Tenori-On music controller

In Toshio Iwai’s world, THX 1138 is way, way cooler.

Fans of radical exploration in instrument design have watched the Tenori-On since 2001. The instrument, designed by composer / sound artist / visualist / interactive designer Toshio Iwai, is part sequencer, part sampler, but with a novel, integrated interface using a grid of buttons. And now it has a launch date from its manufacturer, instrument giant Yamaha: September 4 is the date the Tenori-On steps from design concept to commercial product.

Yamaha decided to launch first in just one country, presumably chosen for its hipness, love of design, and adventurous embrace of nontraditional instruments.

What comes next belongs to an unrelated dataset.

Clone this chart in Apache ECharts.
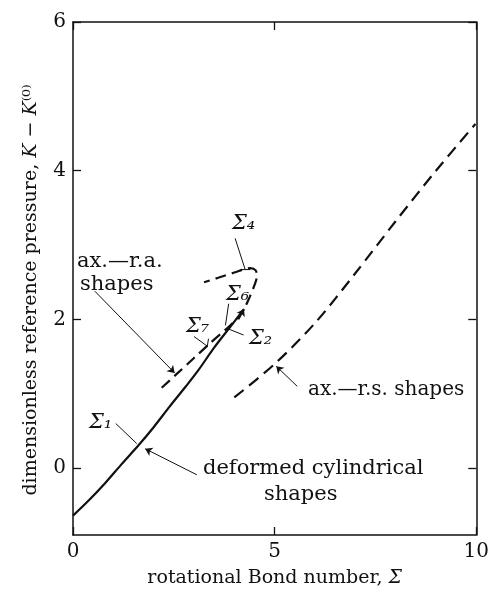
<!DOCTYPE html>
<html>
<head>
<meta charset="utf-8">
<script src="https://cdn.jsdelivr.net/npm/echarts@6/dist/echarts.min.js"></script>
<style>
  html, body { margin: 0; padding: 0; background: #fff; }
  #chart { width: 492px; height: 593px; }
</style>
</head>
<body>
<div id="chart"></div>
<script>
// Tick values
const xTicks = [0, 5, 10];
const yTicks = [0, 2, 4, 6];

// Deformed cylindrical shapes (solid branch), [Σ, K − K(0)]
const cylSigma = [0, 0.4, 0.8, 1.2, 1.63, 2.0, 2.4, 2.8, 3.1, 3.5, 3.9, 4.23];
const cylK     = [-0.64, -0.43, -0.2, 0.05, 0.31, 0.55, 0.83, 1.1, 1.31, 1.62, 1.9, 2.13];

// Axisymmetric – rotationally asymmetric shapes (dashed loop)
const raSigma = [2.2, 2.6, 3.0, 3.4, 3.82, 4.05, 4.23, 4.38, 4.5, 4.56, 4.53, 4.4, 4.0, 3.6, 3.25];
const raK     = [1.08, 1.28, 1.48, 1.68, 1.88, 2.0, 2.13, 2.3, 2.46, 2.58, 2.66, 2.69, 2.63, 2.56, 2.5];

// Axisymmetric – rotationally symmetric shapes (dashed right branch)
const rsSigma = [4.0, 5.0, 6.0, 7.0, 8.0, 9.0, 9.98];
const rsK     = [0.95, 1.4, 1.95, 2.62, 3.32, 4.0, 4.63];

const zip = (a, b) => a.map((v, i) => [v, b[i]]);

const FONT = '"DejaVu Serif", "Liberation Serif", serif';
const INK = '#111';

const chart = echarts.init(document.getElementById('chart'), null, { renderer: 'canvas' });

const tickStyle = { inside: true, length: 8, lineStyle: { color: INK, width: 1.3 } };
const axisLineStyle = { show: true, onZero: false, lineStyle: { color: INK, width: 1.5 } };
const tickLabel = { color: INK, fontFamily: FONT, fontSize: 20 };

chart.setOption({
  backgroundColor: '#fff',
  animation: false,
  grid: { left: 73, right: 8, top: 22, bottom: 50 },
  xAxis: [
    {
      type: 'value', min: 0, max: 10, position: 'bottom',
      axisLine: axisLineStyle,
      axisTick: Object.assign({ customValues: xTicks }, tickStyle),
      axisLabel: Object.assign({ customValues: xTicks, margin: 7 }, tickLabel),
      splitLine: { show: false },
      name: 'rotational Bond number, {i|Σ}',
      nameLocation: 'middle', nameGap: 34,
      nameTextStyle: { color: INK, fontFamily: FONT, fontSize: 19,
        rich: { i: { fontStyle: 'italic', fontFamily: FONT, fontSize: 19, color: INK } } }
    },
    {
      type: 'value', min: 0, max: 10, position: 'top',
      axisLine: axisLineStyle,
      axisTick: Object.assign({ customValues: xTicks }, tickStyle),
      axisLabel: { show: false },
      splitLine: { show: false }
    }
  ],
  yAxis: [
    {
      type: 'value', min: -0.9, max: 6, position: 'left',
      axisLine: axisLineStyle,
      axisTick: Object.assign({ customValues: yTicks }, tickStyle),
      axisLabel: Object.assign({ customValues: yTicks, margin: 7 }, tickLabel),
      splitLine: { show: false }
    },
    {
      type: 'value', min: -0.9, max: 6, position: 'right',
      axisLine: axisLineStyle,
      axisTick: Object.assign({ customValues: yTicks }, tickStyle),
      axisLabel: { show: false },
      splitLine: { show: false }
    }
  ],
  series: [
    {
      name: 'deformed cylindrical shapes', type: 'line', data: zip(cylSigma, cylK),
      smooth: 0.3, showSymbol: false, lineStyle: { color: INK, width: 2.2 }
    },
    {
      name: 'ax.–r.a. shapes', type: 'line', data: zip(raSigma, raK),
      smooth: 0.3, showSymbol: false, lineStyle: { color: INK, width: 2.2, type: [11, 6] }
    },
    {
      name: 'ax.–r.s. shapes', type: 'line', data: zip(rsSigma, rsK),
      smooth: 0.3, showSymbol: false, lineStyle: { color: INK, width: 2.2, type: [12, 7] }
    },
    {
      // leader arrows pointing at the branches
      type: 'lines', coordinateSystem: 'cartesian2d', polyline: false,
      symbol: ['none', 'arrow'], symbolSize: 7,
      lineStyle: { color: INK, width: 1, opacity: 1 },
      data: [
        { coords: [[0.54, 2.38], [2.52, 1.28]] },
        { coords: [[3.07, -0.09], [1.79, 0.26]] },
        { coords: [[5.56, 1.10], [5.04, 1.37]] },
        { coords: [[4.1, 2.0], [4.24, 2.14]], lineStyle: { width: 2 } }
      ]
    },
    {
      // plain leader lines for the Σ markers
      type: 'lines', coordinateSystem: 'cartesian2d', polyline: true,
      symbol: 'none',
      lineStyle: { color: INK, width: 1, opacity: 1 },
      data: [
        { coords: [[1.06, 0.60], [1.58, 0.33]] },
        { coords: [[4.02, 3.09], [4.27, 2.67]] },
        { coords: [[4.14, 2.67], [4.40, 2.67]] },
        { coords: [[3.86, 2.21], [3.78, 1.92]] },
        { coords: [[3.0, 1.77], [3.33, 1.64], [3.36, 1.74]] },
        { coords: [[4.23, 1.79], [3.86, 1.87]] }
      ]
    }
  ],
  graphic: [
    {
      type: 'text', x: 31, y: 290, rotation: Math.PI / 2,
      style: {
        text: 'dimensionless reference pressure, {i|K} − {i|K}⁽⁰⁾',
        font: '19px ' + FONT, fill: INK, align: 'center', verticalAlign: 'middle',
        rich: { i: { fontStyle: 'italic', fontFamily: FONT, fontSize: 19, fill: INK } }
      }
    },
    { type: 'text', left: 77, top: 251, style: { text: 'ax.—r.a.', font: '21px ' + FONT, fill: INK } },
    { type: 'text', left: 80, top: 274, style: { text: 'shapes', font: '21px ' + FONT, fill: INK } },
    { type: 'text', left: 89, top: 412, style: { text: 'Σ₁', font: 'italic 21px ' + FONT, fill: INK } },
    { type: 'text', left: 232, top: 213, style: { text: 'Σ₄', font: 'italic 21px ' + FONT, fill: INK } },
    { type: 'text', left: 226, top: 284, style: { text: 'Σ₆', font: 'italic 21px ' + FONT, fill: INK } },
    { type: 'text', left: 186, top: 316, style: { text: 'Σ₇', font: 'italic 21px ' + FONT, fill: INK } },
    { type: 'text', left: 249, top: 328, style: { text: 'Σ₂', font: 'italic 21px ' + FONT, fill: INK } },
    { type: 'text', left: 203, top: 458, style: { text: 'deformed cylindrical', font: '21px ' + FONT, fill: INK } },
    { type: 'text', left: 264, top: 484, style: { text: 'shapes', font: '21px ' + FONT, fill: INK } },
    { type: 'text', left: 308, top: 380, style: { text: 'ax.—r.s. shapes', font: '20px ' + FONT, fill: INK } }
  ]
});
</script>
</body>
</html>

And they came up with the UK. (What, not Australia, known for its unusual concentration of createdigitalmusic.com co-creators and readers? Norway, which we just generally think is awesome? Thailand, which has a brilliant music tech blog? Oh, well. Too bad they’re all logical and not compulsively impulsive like me.)

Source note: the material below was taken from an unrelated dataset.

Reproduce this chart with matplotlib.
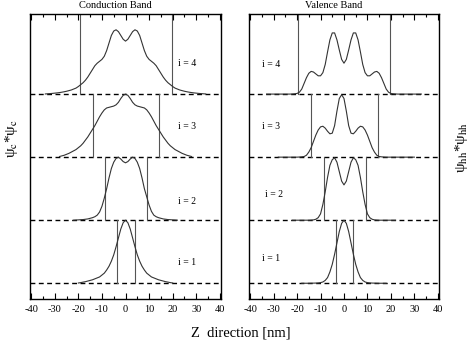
import numpy as np
import matplotlib
matplotlib.use("Agg")
import matplotlib.pyplot as plt
from matplotlib.ticker import MultipleLocator

plt.rcParams["font.family"] = ["Liberation Serif", "DejaVu Serif"]
plt.rcParams["mathtext.fontset"] = "stix"
plt.rcParams["axes.unicode_minus"] = False

# probability densities psi*psi, sampled every 1 nm, normalised to peak ~1
cb_x1 = np.arange(-20, 21)
cb_1 = [0.004, 0.01, 0.018, 0.025, 0.035, 0.045, 0.055, 0.07, 0.085, 0.10,
        0.13, 0.16, 0.21, 0.27, 0.35, 0.45, 0.58, 0.72, 0.86, 0.96,
        1.0,
        0.96, 0.86, 0.72, 0.58, 0.45, 0.35, 0.27, 0.21, 0.16, 0.13,
        0.10, 0.085, 0.07, 0.055, 0.045, 0.035, 0.025, 0.018, 0.01, 0.004]

cb_x2 = np.arange(-22, 23)
cb_2 = [0.0, 0.003, 0.005, 0.008, 0.01, 0.015, 0.02, 0.03, 0.04, 0.055, 0.08,
        0.13, 0.22, 0.35, 0.50, 0.67, 0.82, 0.92, 0.98, 1.0, 0.97, 0.93,
        0.91,
        0.93, 0.97, 1.0, 0.98, 0.92, 0.82, 0.67, 0.50, 0.37, 0.24, 0.14,
        0.08, 0.055, 0.04, 0.03, 0.02, 0.015, 0.01, 0.008, 0.005, 0.003, 0.0]

cb_x3 = np.arange(-28, 29)
cb_3 = [0.01, 0.02, 0.03, 0.045, 0.06, 0.08, 0.10, 0.12, 0.15, 0.18,
        0.22, 0.27, 0.32, 0.38, 0.44, 0.50, 0.57, 0.64, 0.70, 0.75,
        0.78, 0.79, 0.80, 0.81, 0.83, 0.87, 0.93, 0.98,
        1.0,
        0.98, 0.93, 0.87, 0.83, 0.81, 0.80, 0.79, 0.78, 0.75, 0.70,
        0.64, 0.57, 0.50, 0.44, 0.38, 0.32, 0.27, 0.22, 0.18, 0.15,
        0.12, 0.10, 0.08, 0.06, 0.045, 0.03, 0.02, 0.01]

cb_x4 = np.arange(-34, 35)
cb_4 = [0.002, 0.005, 0.008, 0.011, 0.015, 0.019, 0.024, 0.03, 0.037, 0.045,
        0.055, 0.065, 0.08, 0.095, 0.12, 0.15, 0.18, 0.22, 0.27, 0.33,
        0.39, 0.45, 0.49, 0.52, 0.55, 0.60, 0.69, 0.81, 0.93, 1.0,
        1.02, 0.99, 0.93, 0.87,
        0.84,
        0.87, 0.93, 0.99, 1.02, 1.0, 0.93, 0.81, 0.69, 0.60, 0.55,
        0.52, 0.49, 0.45, 0.39, 0.33, 0.27, 0.22, 0.18, 0.15, 0.12,
        0.095, 0.08, 0.065, 0.055, 0.045, 0.037, 0.03, 0.024, 0.019, 0.015,
        0.011, 0.008, 0.005, 0.002]

vb_x1 = np.arange(-18, 19)
vb_1 = [0.0, 0.0, 0.0, 0.0, 0.001, 0.002, 0.003, 0.005, 0.01, 0.02,
        0.045, 0.09, 0.18, 0.30, 0.46, 0.64, 0.82, 0.95,
        1.0,
        0.95, 0.82, 0.64, 0.46, 0.30, 0.18, 0.09, 0.045, 0.02, 0.01,
        0.005, 0.003, 0.002, 0.001, 0.0, 0.0, 0.0, 0.0]

vb_x2 = np.arange(-22, 23)
vb_2 = [0.0, 0.0, 0.0, 0.0, 0.0, 0.0, 0.0, 0.0, 0.002, 0.005, 0.015,
        0.04, 0.10, 0.25, 0.45, 0.68, 0.87, 0.96, 0.99, 0.92, 0.77, 0.62,
        0.56,
        0.62, 0.77, 0.92, 0.99, 0.96, 0.87, 0.68, 0.45, 0.25, 0.10,
        0.04, 0.015, 0.005, 0.002, 0.0, 0.0, 0.0, 0.0, 0.0, 0.0, 0.0, 0.0]

vb_x3 = np.arange(-28, 31)
vb_3 = [0.0, 0.0, 0.0, 0.0, 0.0, 0.0, 0.0, 0.0, 0.0, 0.002,
        0.005, 0.01, 0.03, 0.08, 0.15, 0.25, 0.35, 0.43, 0.48, 0.49,
        0.46, 0.41, 0.37, 0.38, 0.50, 0.73, 0.93,
        0.99,
        0.93, 0.73, 0.50, 0.38, 0.37, 0.41, 0.46, 0.49, 0.48, 0.43,
        0.35, 0.25, 0.15, 0.08, 0.03, 0.01, 0.005, 0.002, 0.0, 0.0,
        0.0, 0.0, 0.0, 0.0, 0.0, 0.0, 0.0, 0.0, 0.0, 0.0, 0.0]

vb_x4 = np.arange(-33, 34)
vb_4 = [0.0, 0.0, 0.0, 0.0, 0.0, 0.0, 0.0, 0.0, 0.0, 0.0,
        0.0, 0.002, 0.005, 0.01, 0.03, 0.08, 0.17, 0.26, 0.33, 0.36,
        0.35, 0.32, 0.29, 0.29, 0.34, 0.47, 0.67, 0.86, 0.97, 0.97,
        0.86, 0.70, 0.55,
        0.49,
        0.55, 0.70, 0.86, 0.97, 0.97, 0.86, 0.67, 0.47, 0.34, 0.29,
        0.29, 0.32, 0.35, 0.36, 0.33, 0.26, 0.17, 0.08, 0.03, 0.01,
        0.005, 0.002, 0.0, 0.0, 0.0, 0.0, 0.0, 0.0, 0.0, 0.0,
        0.0, 0.0, 0.0]

# well edges (nm) for each level
cb_edges = [(-3.7, 4.0), (-8.8, 9.2), (-13.9, 14.0), (-19.4, 19.6)]
vb_edges = [(-3.4, 4.0), (-8.7, 9.3), (-14.0, 14.5), (-19.5, 19.7)]
level_names = ["i = 1", "i = 2", "i = 3", "i = 4"]
cb_label_pos = [(26, 0.33), (26, 0.29), (26, 0.48), (26, 0.49)]
vb_label_pos = [(-31, 0.40), (-30, 0.41), (-31, 0.48), (-31, 0.47)]

fig = plt.figure(figsize=(4.74, 3.46), dpi=100)
ax_c = fig.add_axes([0.0633, 0.1358, 0.403, 0.8237])
ax_v = fig.add_axes([0.5253, 0.1358, 0.4008, 0.8237])

panels = [
    (ax_c, [(cb_x1, cb_1), (cb_x2, cb_2), (cb_x3, cb_3), (cb_x4, cb_4)], cb_edges, cb_label_pos),
    (ax_v, [(vb_x1, vb_1), (vb_x2, vb_2), (vb_x3, vb_3), (vb_x4, vb_4)], vb_edges, vb_label_pos),
]

ytop = 4.27
for ax, curves, edges, lpos in panels:
    for i, (xs, ys) in enumerate(curves):
        base = i
        ax.axhline(base, color="black", lw=1.0, ls=(0, (3.5, 2.5)), zorder=1)
        ax.plot(xs, np.array(ys) + base, color="#333333", lw=0.8, zorder=3)
        upper = base + 1 if i < 3 else ytop
        for e in edges[i]:
            ax.plot([e, e], [base, upper], color="#555555", lw=0.8, zorder=2)
        ax.text(lpos[i][0], base + lpos[i][1], level_names[i], fontsize=7,
                ha="center", va="center")
    ax.set_xlim(-40.5, 40.5)
    ax.set_ylim(-0.25, ytop)
    ax.set_yticks([])
    ax.xaxis.set_major_locator(MultipleLocator(10))
    ax.xaxis.set_minor_locator(MultipleLocator(5))
    ax.tick_params(axis="x", which="major", direction="in", top=True,
                   length=4, width=0.8, labelsize=7.5, pad=4)
    ax.tick_params(axis="x", which="minor", direction="in", top=True,
                   length=2.5, width=0.8)
    for s in ax.spines.values():
        s.set_linewidth(1.0)

fig.text(0.243, 0.985, "Conduction Band", fontsize=7.5, ha="center", va="center")
fig.text(0.703, 0.985, "Valence Band", fontsize=7.5, ha="center", va="center")
fig.text(0.508, 0.038, "Z  direction [nm]", fontsize=10.5, ha="center", va="center")
fig.text(0.025, 0.60, "\u03c8$_\\mathrm{c}$*\u03c8$_\\mathrm{c}$", fontsize=11,
         rotation=90, ha="center", va="center")
fig.text(0.973, 0.575, "\u03c8$_\\mathrm{hh}$*\u03c8$_\\mathrm{hh}$", fontsize=11,
         rotation=90, ha="center", va="center")

fig.savefig("out.png", dpi=100)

Long story short: you’ll have to be in London to see this 9/4 — erm, make that 4/9. Then, you can follow it around England as the product tours. We do expect the tool to follow with other parts of the world after that; I’ll make sure Yamaha keeps us in the loop.

Full details on the launch, UK tour, and lots of great Tenori-On coverage, at Pixelsumo:
Tenori-On is finally here

Previously:
Yamaha to Ship Toshio Iwai’s Tenori-On, But Will Open Hardware Win? — I should really qualify this one. My point was not that Tenori-On and the open-source Monome hardware were equivalent, nor that open hardware was preferable to, say, Yamaha supporting new design. What I found interesting was that, for their personal use, musicians I knew were showing greater interest in Monome than Tenori-On, and that an upstart, open project with no funding was able to similarly experiment with ideas about what instruments should be. For a long time, hardware experimentation was often limited to one-off, academic research projects. There seems to be a new resurgence in design that actually brings ideas to market, even if in limited runs, and now increasingly opens up that research to the user. The fact that the Monome and Tenori-On take very different paths to both development and resulting design in almost every way, yet share a certain design sensibility and experimental spirit, to me further validates both projects.